Could "energy" be the principle whose existence was intrinsic?

Could energy be the principle whose existence was intrinsic?

If we were to assume the conclusion of our opponents, that energy is an eternal entity, being eternal could not be a sufficient reason for this to be considered intrinsically existing.

If we wanted to admit only material principles, there would be at least three eternal principles: matter, energy, and space. Energy alone would not suffice.

The material principle in things could not suffice as a necessarily existent entity, as matter only exists as informed, being essentially potentiality to receive existence as a particular thing. The function of space is not clear. The reason to gravitate toward energy as the "efficient" principle of activity of matter in a void is necessary to some extent - why else would matter be moving instead of motionless?
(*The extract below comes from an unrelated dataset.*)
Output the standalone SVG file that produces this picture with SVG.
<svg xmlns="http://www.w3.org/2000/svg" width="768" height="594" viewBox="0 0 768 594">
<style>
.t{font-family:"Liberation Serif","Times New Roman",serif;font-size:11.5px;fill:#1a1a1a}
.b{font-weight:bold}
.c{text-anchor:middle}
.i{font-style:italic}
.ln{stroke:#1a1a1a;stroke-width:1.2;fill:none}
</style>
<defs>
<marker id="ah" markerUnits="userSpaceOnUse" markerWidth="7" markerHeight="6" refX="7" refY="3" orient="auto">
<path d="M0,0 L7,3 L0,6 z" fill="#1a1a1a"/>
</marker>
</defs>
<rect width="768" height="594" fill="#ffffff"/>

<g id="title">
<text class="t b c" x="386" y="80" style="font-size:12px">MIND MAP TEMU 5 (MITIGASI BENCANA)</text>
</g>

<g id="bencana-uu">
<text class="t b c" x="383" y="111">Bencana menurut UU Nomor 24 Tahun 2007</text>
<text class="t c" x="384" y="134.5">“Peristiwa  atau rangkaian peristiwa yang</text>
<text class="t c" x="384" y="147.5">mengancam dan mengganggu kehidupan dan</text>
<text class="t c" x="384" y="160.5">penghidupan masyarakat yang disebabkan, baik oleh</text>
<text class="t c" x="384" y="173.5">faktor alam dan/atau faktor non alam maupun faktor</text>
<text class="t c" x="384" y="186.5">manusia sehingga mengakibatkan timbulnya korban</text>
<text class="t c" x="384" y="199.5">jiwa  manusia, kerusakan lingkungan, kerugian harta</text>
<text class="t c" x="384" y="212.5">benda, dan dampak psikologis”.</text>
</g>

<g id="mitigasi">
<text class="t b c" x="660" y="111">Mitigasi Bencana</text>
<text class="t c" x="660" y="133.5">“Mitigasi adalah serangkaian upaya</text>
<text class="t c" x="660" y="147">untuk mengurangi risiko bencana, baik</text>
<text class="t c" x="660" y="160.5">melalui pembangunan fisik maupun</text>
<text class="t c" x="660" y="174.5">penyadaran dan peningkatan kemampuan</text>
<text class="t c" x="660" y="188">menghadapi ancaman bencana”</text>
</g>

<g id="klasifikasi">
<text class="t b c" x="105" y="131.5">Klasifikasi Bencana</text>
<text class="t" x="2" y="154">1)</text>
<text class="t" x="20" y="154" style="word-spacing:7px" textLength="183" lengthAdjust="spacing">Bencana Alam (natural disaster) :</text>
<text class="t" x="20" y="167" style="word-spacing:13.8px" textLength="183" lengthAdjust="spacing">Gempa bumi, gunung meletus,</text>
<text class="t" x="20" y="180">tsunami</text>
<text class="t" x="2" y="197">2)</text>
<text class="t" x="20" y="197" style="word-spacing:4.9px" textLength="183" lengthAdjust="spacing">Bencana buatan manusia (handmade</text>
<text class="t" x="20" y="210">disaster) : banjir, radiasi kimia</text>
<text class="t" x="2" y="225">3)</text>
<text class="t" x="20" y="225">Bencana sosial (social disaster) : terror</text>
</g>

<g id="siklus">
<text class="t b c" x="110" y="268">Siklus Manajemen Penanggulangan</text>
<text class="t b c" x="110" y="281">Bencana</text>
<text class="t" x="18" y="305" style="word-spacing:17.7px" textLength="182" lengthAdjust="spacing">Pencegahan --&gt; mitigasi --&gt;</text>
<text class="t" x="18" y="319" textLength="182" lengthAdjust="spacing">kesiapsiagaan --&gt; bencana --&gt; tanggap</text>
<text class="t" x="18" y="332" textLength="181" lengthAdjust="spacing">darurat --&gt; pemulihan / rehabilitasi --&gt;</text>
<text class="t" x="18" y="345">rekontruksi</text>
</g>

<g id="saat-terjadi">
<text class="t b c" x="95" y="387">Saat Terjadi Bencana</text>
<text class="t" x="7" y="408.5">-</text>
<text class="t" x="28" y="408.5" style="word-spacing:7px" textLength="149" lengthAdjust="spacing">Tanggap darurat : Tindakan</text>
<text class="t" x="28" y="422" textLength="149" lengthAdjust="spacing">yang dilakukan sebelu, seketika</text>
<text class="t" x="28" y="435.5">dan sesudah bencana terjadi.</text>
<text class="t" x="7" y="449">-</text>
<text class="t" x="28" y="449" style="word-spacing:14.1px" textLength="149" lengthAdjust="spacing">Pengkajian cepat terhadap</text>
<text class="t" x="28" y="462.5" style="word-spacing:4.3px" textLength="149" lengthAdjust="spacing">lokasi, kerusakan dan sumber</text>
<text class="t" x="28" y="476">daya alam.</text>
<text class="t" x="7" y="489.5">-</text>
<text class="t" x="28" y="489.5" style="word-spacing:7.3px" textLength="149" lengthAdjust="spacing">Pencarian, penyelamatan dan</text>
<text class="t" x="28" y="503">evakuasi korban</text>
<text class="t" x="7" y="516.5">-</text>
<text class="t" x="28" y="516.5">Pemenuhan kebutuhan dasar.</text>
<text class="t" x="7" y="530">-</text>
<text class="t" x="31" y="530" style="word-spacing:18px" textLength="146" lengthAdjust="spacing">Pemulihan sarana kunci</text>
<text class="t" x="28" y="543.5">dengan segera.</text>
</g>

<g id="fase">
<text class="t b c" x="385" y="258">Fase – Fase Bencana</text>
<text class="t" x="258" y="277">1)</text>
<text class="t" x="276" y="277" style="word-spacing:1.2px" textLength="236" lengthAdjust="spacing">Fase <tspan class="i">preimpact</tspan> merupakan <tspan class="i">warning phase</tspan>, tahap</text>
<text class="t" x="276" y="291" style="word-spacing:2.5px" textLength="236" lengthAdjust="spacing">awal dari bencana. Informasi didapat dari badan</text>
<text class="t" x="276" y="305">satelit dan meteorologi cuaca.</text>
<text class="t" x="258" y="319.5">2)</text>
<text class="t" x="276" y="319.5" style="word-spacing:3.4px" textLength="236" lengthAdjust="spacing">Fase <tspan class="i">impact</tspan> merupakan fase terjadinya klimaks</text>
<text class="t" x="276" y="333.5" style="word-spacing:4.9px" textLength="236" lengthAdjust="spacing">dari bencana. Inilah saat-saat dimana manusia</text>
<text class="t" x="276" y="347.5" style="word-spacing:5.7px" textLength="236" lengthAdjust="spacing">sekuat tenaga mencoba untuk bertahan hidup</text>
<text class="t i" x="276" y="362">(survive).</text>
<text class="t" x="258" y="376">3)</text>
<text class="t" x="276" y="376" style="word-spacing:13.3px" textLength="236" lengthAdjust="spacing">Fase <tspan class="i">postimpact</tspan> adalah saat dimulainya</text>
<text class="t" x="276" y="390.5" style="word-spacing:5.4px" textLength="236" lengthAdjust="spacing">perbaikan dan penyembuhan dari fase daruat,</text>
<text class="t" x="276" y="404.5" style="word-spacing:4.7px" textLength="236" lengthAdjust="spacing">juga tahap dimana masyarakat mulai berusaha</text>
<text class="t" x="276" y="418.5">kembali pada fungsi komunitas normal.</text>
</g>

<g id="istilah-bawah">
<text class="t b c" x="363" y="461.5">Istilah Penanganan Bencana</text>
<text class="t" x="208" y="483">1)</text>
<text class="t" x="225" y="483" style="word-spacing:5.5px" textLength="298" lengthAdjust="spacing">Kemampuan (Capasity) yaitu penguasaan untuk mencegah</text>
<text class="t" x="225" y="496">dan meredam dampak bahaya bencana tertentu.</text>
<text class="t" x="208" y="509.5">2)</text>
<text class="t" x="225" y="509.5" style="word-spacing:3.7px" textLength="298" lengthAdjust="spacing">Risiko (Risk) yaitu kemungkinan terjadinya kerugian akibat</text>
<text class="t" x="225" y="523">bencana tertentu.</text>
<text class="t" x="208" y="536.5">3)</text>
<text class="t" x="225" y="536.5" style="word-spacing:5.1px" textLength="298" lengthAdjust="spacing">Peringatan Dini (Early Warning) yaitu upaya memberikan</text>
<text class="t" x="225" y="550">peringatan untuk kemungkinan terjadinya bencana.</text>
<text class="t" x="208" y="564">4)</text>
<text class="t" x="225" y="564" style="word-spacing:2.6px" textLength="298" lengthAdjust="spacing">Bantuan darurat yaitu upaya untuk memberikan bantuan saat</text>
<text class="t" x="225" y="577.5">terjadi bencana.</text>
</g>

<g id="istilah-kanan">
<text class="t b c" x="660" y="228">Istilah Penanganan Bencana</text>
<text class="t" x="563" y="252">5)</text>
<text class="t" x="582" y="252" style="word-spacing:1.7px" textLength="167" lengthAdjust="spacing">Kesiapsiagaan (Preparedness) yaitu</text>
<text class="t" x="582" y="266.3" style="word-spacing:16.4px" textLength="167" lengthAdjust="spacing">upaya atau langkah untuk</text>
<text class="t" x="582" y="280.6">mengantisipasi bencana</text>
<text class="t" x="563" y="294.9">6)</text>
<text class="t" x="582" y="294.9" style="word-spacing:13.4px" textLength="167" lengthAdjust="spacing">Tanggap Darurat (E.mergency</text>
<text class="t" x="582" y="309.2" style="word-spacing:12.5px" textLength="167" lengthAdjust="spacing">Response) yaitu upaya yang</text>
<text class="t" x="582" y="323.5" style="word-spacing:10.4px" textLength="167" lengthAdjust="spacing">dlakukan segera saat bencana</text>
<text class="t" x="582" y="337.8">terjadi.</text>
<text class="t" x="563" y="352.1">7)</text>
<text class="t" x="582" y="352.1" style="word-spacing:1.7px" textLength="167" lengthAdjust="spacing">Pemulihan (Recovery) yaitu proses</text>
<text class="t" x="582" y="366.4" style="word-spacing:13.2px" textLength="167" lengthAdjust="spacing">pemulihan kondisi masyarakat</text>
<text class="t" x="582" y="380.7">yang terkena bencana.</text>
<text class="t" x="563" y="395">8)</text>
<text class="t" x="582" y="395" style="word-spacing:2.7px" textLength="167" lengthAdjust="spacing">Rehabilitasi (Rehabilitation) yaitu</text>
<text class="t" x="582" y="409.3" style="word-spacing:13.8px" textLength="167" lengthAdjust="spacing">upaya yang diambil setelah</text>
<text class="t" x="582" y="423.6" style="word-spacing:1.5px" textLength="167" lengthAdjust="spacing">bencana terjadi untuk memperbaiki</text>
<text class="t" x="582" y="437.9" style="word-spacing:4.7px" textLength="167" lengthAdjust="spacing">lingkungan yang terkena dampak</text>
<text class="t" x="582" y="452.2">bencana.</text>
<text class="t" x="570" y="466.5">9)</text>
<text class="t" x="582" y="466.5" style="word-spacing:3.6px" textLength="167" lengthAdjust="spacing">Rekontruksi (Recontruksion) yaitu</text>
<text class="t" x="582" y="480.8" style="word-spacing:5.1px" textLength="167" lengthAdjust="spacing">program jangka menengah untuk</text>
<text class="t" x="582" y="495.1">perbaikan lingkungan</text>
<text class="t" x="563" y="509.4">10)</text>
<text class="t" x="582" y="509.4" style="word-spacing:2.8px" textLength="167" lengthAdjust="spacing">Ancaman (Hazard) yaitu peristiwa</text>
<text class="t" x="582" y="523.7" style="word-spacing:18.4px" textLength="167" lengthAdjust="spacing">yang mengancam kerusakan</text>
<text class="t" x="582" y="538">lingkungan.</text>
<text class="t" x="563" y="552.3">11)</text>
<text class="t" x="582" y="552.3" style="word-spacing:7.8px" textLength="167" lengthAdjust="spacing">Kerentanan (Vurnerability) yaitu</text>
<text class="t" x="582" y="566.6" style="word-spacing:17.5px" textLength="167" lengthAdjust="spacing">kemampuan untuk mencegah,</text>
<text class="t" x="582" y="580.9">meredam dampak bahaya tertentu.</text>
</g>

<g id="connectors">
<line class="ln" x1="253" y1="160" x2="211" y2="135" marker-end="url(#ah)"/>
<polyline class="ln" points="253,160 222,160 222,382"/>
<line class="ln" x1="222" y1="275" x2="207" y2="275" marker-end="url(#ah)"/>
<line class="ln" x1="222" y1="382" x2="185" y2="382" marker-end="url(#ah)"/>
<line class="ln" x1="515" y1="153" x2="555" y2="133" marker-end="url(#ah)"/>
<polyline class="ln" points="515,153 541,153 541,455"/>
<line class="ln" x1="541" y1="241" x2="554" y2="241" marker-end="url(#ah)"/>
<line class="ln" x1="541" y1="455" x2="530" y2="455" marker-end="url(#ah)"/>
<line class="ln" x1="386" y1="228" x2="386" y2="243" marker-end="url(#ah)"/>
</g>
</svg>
"Energy," however, is a distinctly blurry concept in contemporary physics. It indicates any ability to do work, or activity in a material body. Derived from "energia," it can be related as a physical instantiation of the metaphysical "actuality."
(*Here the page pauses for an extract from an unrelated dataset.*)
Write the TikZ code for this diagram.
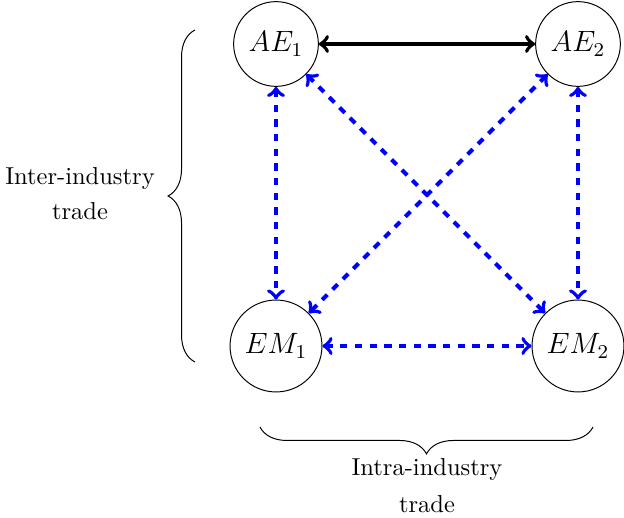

Could energy itself be considered the principle which exists intrinsically and necessarily?

There are two issues: first, energy is an abstraction of many particular entities which possess energetic states. Energy is always found in a particular formed entity and as a state in a particular entity. In other words, it is not an existential explanation, per se. It requires a subject which has both formal and material characteristic before it can be an activity therein. As a consequence, energetic states are received and transmitted - they are not entities themselves if we were to refer to "energy" as the activity of a material body.
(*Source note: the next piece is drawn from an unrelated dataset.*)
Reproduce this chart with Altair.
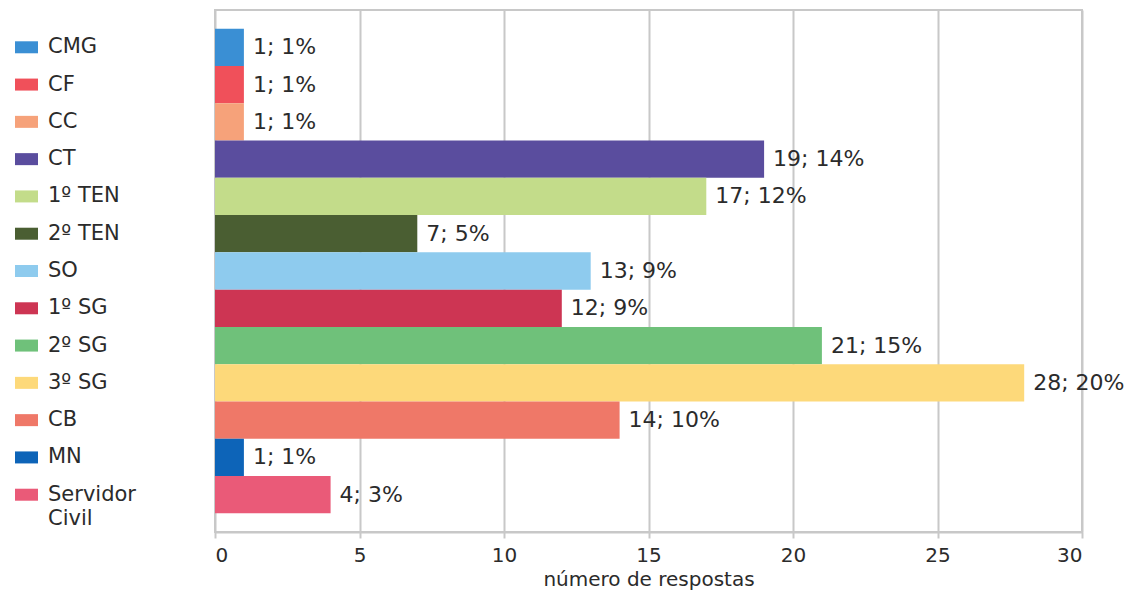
import altair as alt
import pandas as pd

categories = ["CMG", "CF", "CC", "CT", "1º TEN", "2º TEN", "SO", "1º SG",
              "2º SG", "3º SG", "CB", "MN", "Servidor Civil"]
legend_labels = ["CMG", "CF", "CC", "CT", "1º TEN", "2º TEN", "SO", "1º SG",
                 "2º SG", "3º SG", "CB", "MN", "Servidor\nCivil"]
counts = [1, 1, 1, 19, 17, 7, 13, 12, 21, 28, 14, 1, 4]
percents = [1, 1, 1, 14, 12, 5, 9, 9, 15, 20, 10, 1, 3]
colors = ["#3a8fd4", "#f0505a", "#f6a27a", "#5a4d9e", "#c3dc8a", "#4a5e32",
          "#8ecbee", "#cd3553", "#6fc17a", "#fdd97a", "#ef7868", "#0d64b8",
          "#ea5a78"]
x_ticks = [0, 5, 10, 15, 20, 25, 30]

df = pd.DataFrame({
    "cat": categories,
    "legend": legend_labels,
    "n": counts,
    "pct": percents,
    "color": colors,
})
df["label"] = df["n"].astype(str) + "; " + df["pct"].astype(str) + "%"

FONT = "DejaVu Sans"
TXT = "#2b2b2b"

y = alt.Y("cat:N", sort=categories, axis=None,
          scale=alt.Scale(paddingInner=0, paddingOuter=0.5))
x = alt.X("n:Q", scale=alt.Scale(domain=[0, 30]),
          axis=alt.Axis(values=x_ticks, title="número de respostas",
                        grid=True, gridColor="#c8c8c8", gridWidth=2,
                        domainColor="#c8c8c8", domainWidth=2,
                        tickColor="#c8c8c8", tickWidth=2, tickSize=6,
                        labelFont=FONT, labelFontSize=20, labelColor=TXT,
                        labelPadding=7,
                        titleFont=FONT, titleFontSize=20, titleColor=TXT,
                        titleFontWeight="normal", titlePadding=4))

bars = alt.Chart(df).mark_bar().encode(
    x=x, y=y, color=alt.Color("color:N", scale=None))

labels = alt.Chart(df).mark_text(
    align="left", baseline="middle", dx=9, fontSize=22, font=FONT, color=TXT
).encode(x="n:Q", y=y, text="label:N")

swatches = alt.Chart(df).mark_bar(height=12).encode(
    x=alt.value(-200), x2=alt.value(-177), y=y,
    color=alt.Color("color:N", scale=None))

legtext = alt.Chart(df).mark_text(
    align="left", baseline="middle", fontSize=21, font=FONT, color=TXT,
    lineBreak="\n", lineHeight=24
).encode(x=alt.value(-167), y=y, text="legend:N")

chart = alt.layer(bars, labels, swatches, legtext).properties(
    width=867, height=522,
    autosize="none",
    padding={"left": 207, "top": 2, "right": 49, "bottom": 62},
).configure_view(stroke="#c8c8c8", strokeWidth=2)

chart.save("out.html", embed_options={"renderer": "svg", "actions": False})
Second, this is a misplaced understanding of physical energy as an expression of actuality. Actuality as a metaphysical principle indicates existence in general, whereas physical actuality or activity is a subset of this general category. In a certain sense, "energy" would satisfy as a principle of actuality of material bodies, but it cannot satisfy for the existence of actuality as a whole - it can satisfy for their ability to do physical work, but does not account for their existence.

The most obvious way to illustrate this would be to consider again this question from the standpoint of the essence-existence argument:

If one were to suppose that this entity, "energy," was this necessary being whose essence was to exist, we would have to pluralize it only via three ways:
Formal differences, material differences, and reception in different instantiations

The first two are inadequate, as whatever would be a necessary being would be unable to be differentiated in those ways - it would have to retain the same essence without formal differentiation. In reality, energetic states inhere in formally different subjects as well as materially different ones. There is also no single, univocal sort of energetic state that could be said to be this unitary subject. Reception in different matter might seem to be the differentiation proper to this, as we might say that "energy" would constitute the various energy states. But again, then this would not be "energy" but various energetic subjects having received energy.

As a consequence, one might be tempted to see energy as received into various subjects from one subject of energy which is nothing other than pure actuality (in the existential, rather than physical sense). This would be precisely the way in which it would be possible to pluralize this "energy."

We would first have to abandon notions of physical energy and move to the level of existential actuality. Whether such an absolute subject of existential actuality exists, however, has not yet been proven. Given this distinction that is necessary between subjects which are formally constituted and yet receive "energy" or actuality from another, it becomes obvious that the energy states they have are not effect of "themselves" or what they are, but are instead "accidental" to their constitution. This leads one to posit that there need be an absolute subject of actuality, whose essence is "to exist" as pure act, in order to account for the extrinsic reception of the act of existing in various subjects. This would be to require the existence of God, understood as the necessarily existent being whose essence is nothing other than to exist. Only with this being the case could any entity - physical or otherwise - exist.